-- START --

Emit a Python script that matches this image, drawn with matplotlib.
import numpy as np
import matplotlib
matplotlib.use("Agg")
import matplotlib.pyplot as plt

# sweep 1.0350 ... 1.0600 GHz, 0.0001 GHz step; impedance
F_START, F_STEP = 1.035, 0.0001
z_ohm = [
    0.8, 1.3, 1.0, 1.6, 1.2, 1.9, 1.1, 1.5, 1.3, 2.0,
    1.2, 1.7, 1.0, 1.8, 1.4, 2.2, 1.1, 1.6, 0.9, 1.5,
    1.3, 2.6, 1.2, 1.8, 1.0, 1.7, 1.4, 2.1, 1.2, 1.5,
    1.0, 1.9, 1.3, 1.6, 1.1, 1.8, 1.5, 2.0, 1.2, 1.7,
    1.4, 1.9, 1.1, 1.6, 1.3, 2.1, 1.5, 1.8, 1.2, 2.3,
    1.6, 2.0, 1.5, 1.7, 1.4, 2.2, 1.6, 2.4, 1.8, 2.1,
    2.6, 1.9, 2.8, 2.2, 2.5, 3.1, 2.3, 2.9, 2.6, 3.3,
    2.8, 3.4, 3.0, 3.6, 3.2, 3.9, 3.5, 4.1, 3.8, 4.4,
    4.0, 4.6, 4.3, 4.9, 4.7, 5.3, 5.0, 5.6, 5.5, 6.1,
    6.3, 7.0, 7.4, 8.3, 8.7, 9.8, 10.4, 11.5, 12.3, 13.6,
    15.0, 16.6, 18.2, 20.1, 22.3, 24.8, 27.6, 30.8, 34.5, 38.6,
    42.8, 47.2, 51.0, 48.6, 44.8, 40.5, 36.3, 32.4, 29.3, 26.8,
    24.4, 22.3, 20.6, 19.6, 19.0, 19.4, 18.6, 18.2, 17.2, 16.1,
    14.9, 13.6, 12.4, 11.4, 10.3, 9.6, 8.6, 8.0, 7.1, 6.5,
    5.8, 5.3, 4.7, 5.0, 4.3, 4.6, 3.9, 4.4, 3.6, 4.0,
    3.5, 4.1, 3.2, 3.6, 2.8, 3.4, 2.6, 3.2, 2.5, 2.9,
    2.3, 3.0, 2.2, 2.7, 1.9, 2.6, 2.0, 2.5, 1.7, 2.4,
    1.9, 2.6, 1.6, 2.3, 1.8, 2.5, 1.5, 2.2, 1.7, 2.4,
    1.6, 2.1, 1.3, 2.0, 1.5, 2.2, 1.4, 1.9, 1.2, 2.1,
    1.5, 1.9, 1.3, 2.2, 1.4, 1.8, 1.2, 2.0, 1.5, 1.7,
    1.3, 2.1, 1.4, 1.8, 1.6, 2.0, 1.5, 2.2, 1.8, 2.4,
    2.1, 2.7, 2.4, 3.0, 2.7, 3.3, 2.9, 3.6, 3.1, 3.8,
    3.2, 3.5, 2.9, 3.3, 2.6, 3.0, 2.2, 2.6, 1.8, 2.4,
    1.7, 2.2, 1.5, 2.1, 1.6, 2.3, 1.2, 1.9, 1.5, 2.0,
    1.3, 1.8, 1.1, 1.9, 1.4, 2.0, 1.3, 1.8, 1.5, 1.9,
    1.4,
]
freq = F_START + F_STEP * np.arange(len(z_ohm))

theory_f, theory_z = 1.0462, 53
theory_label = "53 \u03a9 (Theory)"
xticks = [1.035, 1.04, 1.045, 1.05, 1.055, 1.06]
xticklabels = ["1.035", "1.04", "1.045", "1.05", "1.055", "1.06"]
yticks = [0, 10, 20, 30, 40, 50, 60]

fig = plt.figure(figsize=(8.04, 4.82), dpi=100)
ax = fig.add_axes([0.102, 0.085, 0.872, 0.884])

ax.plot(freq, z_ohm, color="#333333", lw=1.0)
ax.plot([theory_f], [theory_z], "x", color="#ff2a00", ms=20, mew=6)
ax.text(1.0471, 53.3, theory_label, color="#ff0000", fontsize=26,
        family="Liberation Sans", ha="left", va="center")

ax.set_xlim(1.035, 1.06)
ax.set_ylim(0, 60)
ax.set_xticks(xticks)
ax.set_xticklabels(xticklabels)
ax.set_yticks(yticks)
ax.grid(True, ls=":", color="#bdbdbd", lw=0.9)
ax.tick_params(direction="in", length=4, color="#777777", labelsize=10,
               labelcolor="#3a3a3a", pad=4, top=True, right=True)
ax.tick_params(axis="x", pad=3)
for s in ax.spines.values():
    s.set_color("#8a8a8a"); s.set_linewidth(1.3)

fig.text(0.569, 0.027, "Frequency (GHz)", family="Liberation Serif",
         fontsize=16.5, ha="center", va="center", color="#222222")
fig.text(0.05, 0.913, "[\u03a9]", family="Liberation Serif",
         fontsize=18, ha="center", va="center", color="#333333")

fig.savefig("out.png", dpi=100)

-- END --
-- START --

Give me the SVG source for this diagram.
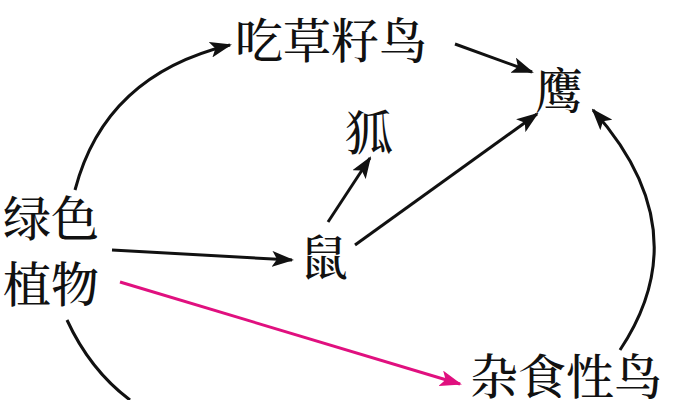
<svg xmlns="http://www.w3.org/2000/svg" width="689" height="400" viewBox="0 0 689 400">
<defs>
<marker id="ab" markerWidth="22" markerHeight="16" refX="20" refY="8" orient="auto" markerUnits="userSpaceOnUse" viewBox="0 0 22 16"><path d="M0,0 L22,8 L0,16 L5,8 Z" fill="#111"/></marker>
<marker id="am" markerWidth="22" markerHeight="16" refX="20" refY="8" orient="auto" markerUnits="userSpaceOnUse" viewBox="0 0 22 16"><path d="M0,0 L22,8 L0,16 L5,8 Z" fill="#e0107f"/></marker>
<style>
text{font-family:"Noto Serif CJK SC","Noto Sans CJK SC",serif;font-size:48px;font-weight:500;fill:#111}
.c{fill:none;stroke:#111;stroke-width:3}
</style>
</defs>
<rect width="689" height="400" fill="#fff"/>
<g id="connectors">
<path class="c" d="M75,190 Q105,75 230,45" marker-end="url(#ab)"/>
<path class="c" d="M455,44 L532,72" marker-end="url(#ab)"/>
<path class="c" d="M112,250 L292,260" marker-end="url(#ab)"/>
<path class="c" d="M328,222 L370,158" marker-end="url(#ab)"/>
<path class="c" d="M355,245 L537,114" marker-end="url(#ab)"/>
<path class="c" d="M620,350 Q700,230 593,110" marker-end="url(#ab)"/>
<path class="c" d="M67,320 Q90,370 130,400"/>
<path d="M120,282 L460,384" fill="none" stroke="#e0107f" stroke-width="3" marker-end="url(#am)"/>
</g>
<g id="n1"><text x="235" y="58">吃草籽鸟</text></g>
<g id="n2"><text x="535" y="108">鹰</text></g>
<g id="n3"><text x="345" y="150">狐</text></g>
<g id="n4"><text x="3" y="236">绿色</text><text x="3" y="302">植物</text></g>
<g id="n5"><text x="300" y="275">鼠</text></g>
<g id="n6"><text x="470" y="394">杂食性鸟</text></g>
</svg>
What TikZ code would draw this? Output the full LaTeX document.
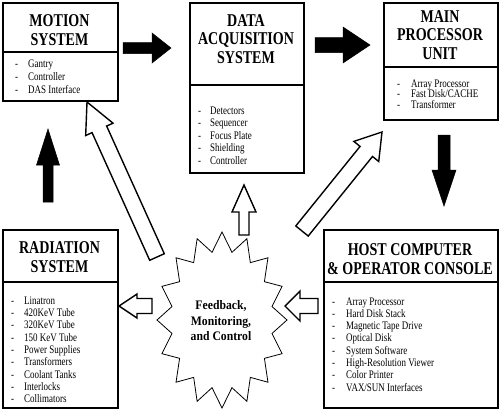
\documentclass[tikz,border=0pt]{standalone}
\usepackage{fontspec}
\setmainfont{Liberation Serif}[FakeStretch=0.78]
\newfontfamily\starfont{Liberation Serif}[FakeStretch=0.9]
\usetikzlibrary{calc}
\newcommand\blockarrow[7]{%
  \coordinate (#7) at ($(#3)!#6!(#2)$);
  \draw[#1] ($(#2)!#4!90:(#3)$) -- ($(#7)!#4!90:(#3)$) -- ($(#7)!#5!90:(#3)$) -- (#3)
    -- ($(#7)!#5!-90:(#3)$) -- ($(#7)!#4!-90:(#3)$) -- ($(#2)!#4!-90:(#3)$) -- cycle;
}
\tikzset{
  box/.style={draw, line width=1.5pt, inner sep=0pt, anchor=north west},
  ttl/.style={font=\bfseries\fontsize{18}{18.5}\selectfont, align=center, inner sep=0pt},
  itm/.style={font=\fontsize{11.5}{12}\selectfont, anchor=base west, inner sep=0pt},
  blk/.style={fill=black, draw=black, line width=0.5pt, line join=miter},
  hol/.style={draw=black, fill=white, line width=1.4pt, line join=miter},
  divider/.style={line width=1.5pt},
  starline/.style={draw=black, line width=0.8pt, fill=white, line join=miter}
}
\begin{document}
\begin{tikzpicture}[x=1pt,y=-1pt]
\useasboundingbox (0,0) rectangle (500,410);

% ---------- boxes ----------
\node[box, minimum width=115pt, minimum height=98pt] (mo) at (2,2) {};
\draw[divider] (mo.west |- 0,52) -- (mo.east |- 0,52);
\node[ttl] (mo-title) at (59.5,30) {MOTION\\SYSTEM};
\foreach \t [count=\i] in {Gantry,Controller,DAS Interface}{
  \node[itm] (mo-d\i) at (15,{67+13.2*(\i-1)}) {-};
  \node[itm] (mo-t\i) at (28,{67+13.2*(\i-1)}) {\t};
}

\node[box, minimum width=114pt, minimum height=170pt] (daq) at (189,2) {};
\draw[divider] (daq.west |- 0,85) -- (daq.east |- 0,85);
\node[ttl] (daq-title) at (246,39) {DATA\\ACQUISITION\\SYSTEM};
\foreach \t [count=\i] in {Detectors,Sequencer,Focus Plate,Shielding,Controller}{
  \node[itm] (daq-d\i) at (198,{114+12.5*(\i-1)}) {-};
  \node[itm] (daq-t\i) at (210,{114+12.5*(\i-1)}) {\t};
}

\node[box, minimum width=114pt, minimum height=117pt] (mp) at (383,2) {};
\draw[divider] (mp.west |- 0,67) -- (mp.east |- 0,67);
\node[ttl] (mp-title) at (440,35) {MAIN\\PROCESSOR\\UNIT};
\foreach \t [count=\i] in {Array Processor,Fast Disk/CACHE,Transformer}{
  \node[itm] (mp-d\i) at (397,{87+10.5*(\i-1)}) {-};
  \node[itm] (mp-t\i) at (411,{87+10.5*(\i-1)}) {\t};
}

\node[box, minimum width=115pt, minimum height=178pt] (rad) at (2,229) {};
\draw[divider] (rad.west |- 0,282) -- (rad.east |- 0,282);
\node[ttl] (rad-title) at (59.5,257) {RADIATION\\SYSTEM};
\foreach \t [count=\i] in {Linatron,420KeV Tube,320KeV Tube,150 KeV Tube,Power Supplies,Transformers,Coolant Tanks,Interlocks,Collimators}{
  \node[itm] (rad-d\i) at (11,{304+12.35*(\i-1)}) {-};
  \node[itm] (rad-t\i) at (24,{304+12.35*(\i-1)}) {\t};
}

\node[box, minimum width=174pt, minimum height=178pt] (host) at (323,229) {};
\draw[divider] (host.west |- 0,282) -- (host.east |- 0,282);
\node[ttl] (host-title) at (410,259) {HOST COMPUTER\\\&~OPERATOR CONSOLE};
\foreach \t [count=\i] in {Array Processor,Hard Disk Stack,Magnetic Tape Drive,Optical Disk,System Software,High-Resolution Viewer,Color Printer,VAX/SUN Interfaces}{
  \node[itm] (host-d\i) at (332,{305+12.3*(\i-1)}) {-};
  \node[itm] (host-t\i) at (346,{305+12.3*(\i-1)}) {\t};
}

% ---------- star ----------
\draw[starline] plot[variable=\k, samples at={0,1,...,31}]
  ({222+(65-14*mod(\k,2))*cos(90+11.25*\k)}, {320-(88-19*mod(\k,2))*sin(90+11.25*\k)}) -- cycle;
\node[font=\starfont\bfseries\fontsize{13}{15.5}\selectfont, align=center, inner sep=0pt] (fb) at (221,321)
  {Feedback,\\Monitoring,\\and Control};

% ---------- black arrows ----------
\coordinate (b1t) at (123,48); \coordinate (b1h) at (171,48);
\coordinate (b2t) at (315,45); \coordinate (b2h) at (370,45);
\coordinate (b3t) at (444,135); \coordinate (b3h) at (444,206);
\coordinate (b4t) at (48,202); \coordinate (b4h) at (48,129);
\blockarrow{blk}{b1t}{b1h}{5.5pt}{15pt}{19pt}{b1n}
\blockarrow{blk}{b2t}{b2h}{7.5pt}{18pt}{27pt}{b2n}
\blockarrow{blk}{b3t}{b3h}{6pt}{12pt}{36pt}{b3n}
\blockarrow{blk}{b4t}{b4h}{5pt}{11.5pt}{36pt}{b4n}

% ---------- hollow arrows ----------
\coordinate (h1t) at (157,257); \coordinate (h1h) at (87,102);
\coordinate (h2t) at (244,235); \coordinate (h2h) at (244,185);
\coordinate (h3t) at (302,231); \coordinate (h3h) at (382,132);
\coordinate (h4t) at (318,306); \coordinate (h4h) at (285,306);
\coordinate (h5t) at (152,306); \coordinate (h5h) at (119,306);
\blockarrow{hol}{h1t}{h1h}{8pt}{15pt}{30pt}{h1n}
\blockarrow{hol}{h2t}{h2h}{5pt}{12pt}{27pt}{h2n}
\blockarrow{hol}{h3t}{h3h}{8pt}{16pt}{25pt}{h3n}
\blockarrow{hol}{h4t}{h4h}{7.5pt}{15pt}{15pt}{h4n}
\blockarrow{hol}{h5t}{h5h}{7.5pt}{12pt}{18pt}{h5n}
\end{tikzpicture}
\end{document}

-- END --

• **SET TASK**:
For this exercise, gather every line of the data that contains the word "matplotlib".

• **OUTPUT OF THE EXERCISE**:
Emit a Python script that matches this image, drawn with matplotlib.
import matplotlib
matplotlib.use("Agg")
import matplotlib.pyplot as plt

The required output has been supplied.